Stories

Silicon Valley's ugly secret exposed — again

Illustration by Lazaro Gamio / Axios

A former Uber engineer's blog post documenting widespread sexism is the latest anecdotal evidence of the company's frat-house culture. But it's part of a larger long-term cultural crisis Silicon Valley has grappled with after several waves of criticism over the lack of women and minority employees at tech companies, start-ups and the firms that invest in them.

A number of incidents have amplified the concerns about tech's lack of diversity in recent years.

  • In perhaps the highest-profile case, Ellen Pao accused VC heavyweight Kleiner, Perkins, Caufield & Byers of gender discrimination during her employment at the firm. A jury ended up rejecting her claims.
  • Leslie Miley was the only African-American engineer in a leadership position at Twitter when he wrote a post describing what he saw as shallow and flawed efforts to attract other minority engineers. (Miley is now at Slack.)
  • Investor and entrepreneur John Greathouse published a column in the WSJ suggesting women use gender neutral online personas to get ahead in tech, and that women raising capital should consider not including team photos in pitch decks. Greathouse later apologized after a social media uproar.

Factors of the diversity hiring problem include Silicon Valley's propensity for hiring from prestigious universities (who have diversity problems themselves) and complaints that there aren't enough qualified women and minorities for technical jobs. Startups also often begin based on connections made at those schools, and a lot of growing companies rely heavily on their own employees for recruiting, which tends to reinforce and institutionalize early diversity problems.

Many of the biggest US tech companies have established programs to boost diverse hiring, but they've only slightly moved the needle over the past couple of years.

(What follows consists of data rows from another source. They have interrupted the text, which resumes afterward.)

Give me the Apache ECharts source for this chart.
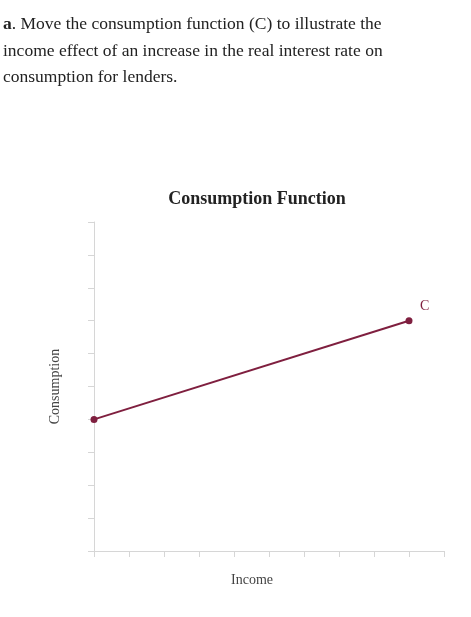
<!DOCTYPE html>
<html>
<head>
    <meta charset="utf-8">
    <script src="https://cdn.jsdelivr.net/npm/echarts@6/dist/echarts.min.js"></script>
    <style>
        body { margin: 0; background: #fff; }
        #q { position: absolute; left: 3px; top: 10px; width: 468px; font-family: "Liberation Serif", serif; font-size: 17.5px; line-height: 26.5px; color: #222; white-space: nowrap; }
    </style>
</head>
<body>
    <div id = "main" style = "width: 471px; height: 617px"></div>
    <div id = "q"><b>a</b>. Move the consumption function (C) to illustrate the<br>income effect of an increase in the real interest rate on<br>consumption for lenders.</div>
    <script type = "text/javascript">
        var xMin = 0, xMax = 10;
        var yMin = 0, yMax = 10;
        var consumption = [[0, 4], [9, 7]];
        var lineLabel = 'C';

        var myChart = echarts.init(document.getElementById('main'));
        var axisStyle = {
            type: 'value',
            interval: 1,
            axisLine: { show: true, lineStyle: { color: '#d6d6d6' } },
            axisTick: { show: true, length: 6, lineStyle: { color: '#d6d6d6' } },
            axisLabel: { show: false },
            splitLine: { show: false },
            nameLocation: 'middle',
            nameTextStyle: { fontFamily: 'Liberation Serif', fontSize: 14, color: '#444' }
        };
        var option = {
            animation: false,
            title: {
                text: 'Consumption Function',
                left: 252,
                textAlign: 'center',
                top: 185,
                textStyle: { fontFamily: 'Liberation Serif', fontSize: 18, fontWeight: 'bold', color: '#222' }
            },
            grid: { left: 94, right: 27, top: 222, bottom: 66 },
            xAxis: Object.assign({}, axisStyle, { min: xMin, max: xMax, name: 'Income', nameGap: 22,
                nameTextStyle: { fontFamily: 'Liberation Serif', fontSize: 14, color: '#444', padding: [0, 34, 0, 0] } }),
            yAxis: Object.assign({}, axisStyle, { min: yMin, max: yMax, name: 'Consumption', nameGap: 32 }),
            series: [{
                type: 'line',
                data: consumption,
                symbol: 'circle',
                symbolSize: 7,
                itemStyle: { color: '#7f1f3f' },
                lineStyle: { color: '#7f1f3f', width: 2 },
                endLabel: {
                    show: true,
                    formatter: lineLabel,
                    offset: [3, -14],
                    fontFamily: 'Liberation Serif',
                    fontSize: 14,
                    color: '#7f1f3f'
                }
            }]
        };
        myChart.setOption(option);
    </script>
</body>
</html>
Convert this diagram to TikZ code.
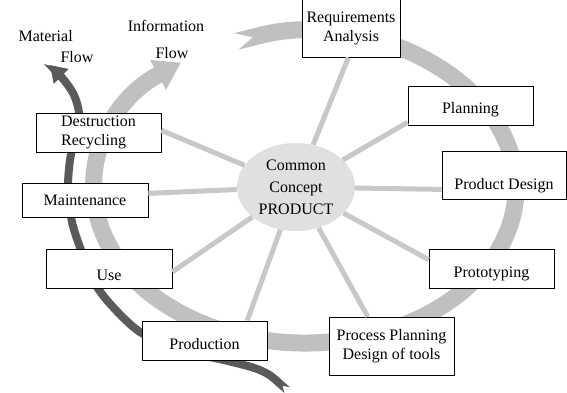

A few examples, by the numbers:

  • At Google, which has made a concerted effort to increase diversity, 59 percent of employees are white and 31 percent are Asian. Men hold 81% of technical roles, while women and under-represented minorities are more prevalent in non-technical jobs.
  • At Twitter, which was criticized for hiring a white man to run its diversity efforts, 57% of employees are white, and women make up 37% of the workforce. (That diversity lead — former Apple exec Jeffrey Siminoff—recently departed Twitter after only a year on the job.)
  • Intel has one of the best track records for promoting women to its top ranks and committed $300 million to boost its diversity. However, women still make up just a quarter of its employees and that number is up only slightly from a couple years earlier.
  • At Facebook, where recruiters are rewarded for bringing in diverse job candidates, only 4% of U.S. employees are Hispanic and 2% are black, and women make up 33% of its global workforce.

Why it matters: Silicon Valley companies risk losing touch with a community of users that is much more diverse than their own staffs. They're also under pressure to make sure women and minorities aren't shut out of one of the fastest growing sectors of the economy.